Instructions for the task
Of all the lines in the material below, how many include the string "matplotlib"? Give the number only.

Records with drawing code
________________

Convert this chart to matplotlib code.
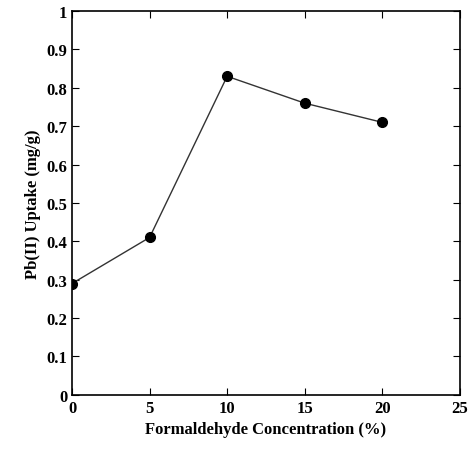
import matplotlib
matplotlib.use("Agg")
import matplotlib.pyplot as plt

conc = [0, 5, 10, 15, 20]
uptake = [0.29, 0.41, 0.83, 0.76, 0.71]
yticks = [0, 0.1, 0.2, 0.3, 0.4, 0.5, 0.6, 0.7, 0.8, 0.9, 1.0]
ylabels = ['0', '0.1', '0.2', '0.3', '0.4', '0.5', '0.6', '0.7', '0.8', '0.9', '1']
xticks = [0, 5, 10, 15, 20, 25]

plt.rcParams['font.family'] = ['Liberation Serif', 'DejaVu Serif']
plt.rcParams['font.weight'] = 'bold'

fig = plt.figure(figsize=(4.74, 4.64), dpi=100)
ax = fig.add_axes([0.152, 0.147, 0.818, 0.827])
ax.plot(conc, uptake, color='#333333', lw=1, marker='o', ms=7, mfc='black', mec='black')
ax.set_xlim(0, 25)
ax.set_ylim(0, 1)
ax.set_xticks(xticks)
ax.set_yticks(yticks)
ax.set_yticklabels(ylabels)
ax.tick_params(direction='in', which='both', top=True, right=True, labelsize=12, length=5)
ax.set_xlabel('Formaldehyde Concentration (%)', fontsize=12, fontweight='bold')
ax.set_ylabel('Pb(II) Uptake (mg/g)', fontsize=12, fontweight='bold')
for s in ax.spines.values():
    s.set_linewidth(1.2)
fig.savefig('out.png', dpi=100)
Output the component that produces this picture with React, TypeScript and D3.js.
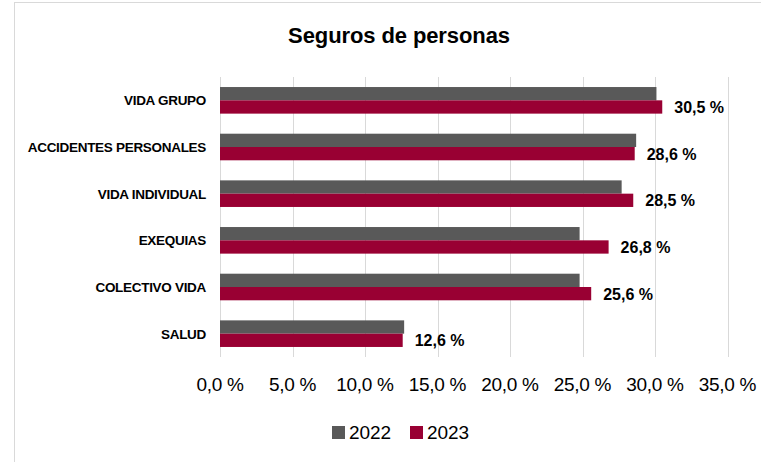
import React from "react";
import * as d3 from "d3";

const categories = ["VIDA GRUPO", "ACCIDENTES PERSONALES", "VIDA INDIVIDUAL", "EXEQUIAS", "COLECTIVO VIDA", "SALUD"];
const values2022 = [30.1, 28.7, 27.7, 24.8, 24.8, 12.7];
const values2023 = [30.5, 28.6, 28.5, 26.8, 25.6, 12.6];
const seriesNames = ["2022", "2023"];
const seriesColors = ["#595959", "#990033"];
const ticks = [0, 5, 10, 15, 20, 25, 30, 35];

const fmt = (v: number) => v.toFixed(1).replace(".", ",") + " %";

export default function App() {
  const W = 761, H = 462;
  const x = d3.scaleLinear().domain([0, 35]).range([220, 727.5]);
  const y = d3.scaleBand<string>().domain(categories).range([77, 357]).paddingInner(0.43).paddingOuter(0.215);
  const inner = d3.scaleBand<string>().domain(seriesNames).range([0, y.bandwidth()]);
  const font = "'Liberation Sans', Arial, sans-serif";
  const series = [values2022, values2023];

  return (
    <svg width={W} height={H} style={{ position: "absolute", left: 0, top: 0 }} fontFamily={font}>
      <rect x={0} y={0} width={W} height={H} fill="#fff" />
      <rect x={14.5} y={2.5} width={W} height={H} fill="none" stroke="#d9d9d9" strokeWidth={1} />
      <text x={399} y={43} textAnchor="middle" fontSize={22} fontWeight="bold" fill="#000" letterSpacing={-0.1}>
        Seguros de personas
      </text>
      {ticks.map((t) => (
        <line key={t} x1={Math.round(x(t)) + 0.5} x2={Math.round(x(t)) + 0.5} y1={77} y2={357} stroke="#d9d9d9" strokeWidth={1} />
      ))}
      {categories.map((c, i) => (
        <g key={c}>
          {series.map((vals, s) => (
            <rect
              key={s}
              x={x(0)}
              y={(y(c) as number) + (inner(seriesNames[s]) as number)}
              width={x(vals[i]) - x(0)}
              height={inner.bandwidth()}
              fill={seriesColors[s]}
            />
          ))}
          <text
            x={206}
            y={(y(c) as number) + y.bandwidth() / 2 + 4.9}
            textAnchor="end"
            fontSize={13.5}
            fontWeight="bold"
            letterSpacing={-0.3}
            fill="#000"
          >
            {c}
          </text>
          <text
            x={x(values2023[i]) + 12}
            y={(y(c) as number) + (inner("2023") as number) + inner.bandwidth() / 2 + 6}
            fontSize={16}
            fontWeight="bold"
            fill="#000"
          >
            {fmt(values2023[i])}
          </text>
        </g>
      ))}
      {ticks.map((t) => (
        <text key={t} x={x(t)} y={391} textAnchor="middle" fontSize={19} fill="#000" letterSpacing={-0.3}>
          {fmt(t)}
        </text>
      ))}
      <g>
        <rect x={332} y={426} width={13} height={13} fill={seriesColors[0]} />
        <text x={349} y={439} fontSize={19} fill="#000" letterSpacing={-0.1}>{seriesNames[0]}</text>
        <rect x={410} y={426} width={13} height={13} fill={seriesColors[1]} />
        <text x={427} y={439} fontSize={19} fill="#000" letterSpacing={-0.1}>{seriesNames[1]}</text>
      </g>
    </svg>
  );
}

________________

Finished exercise
4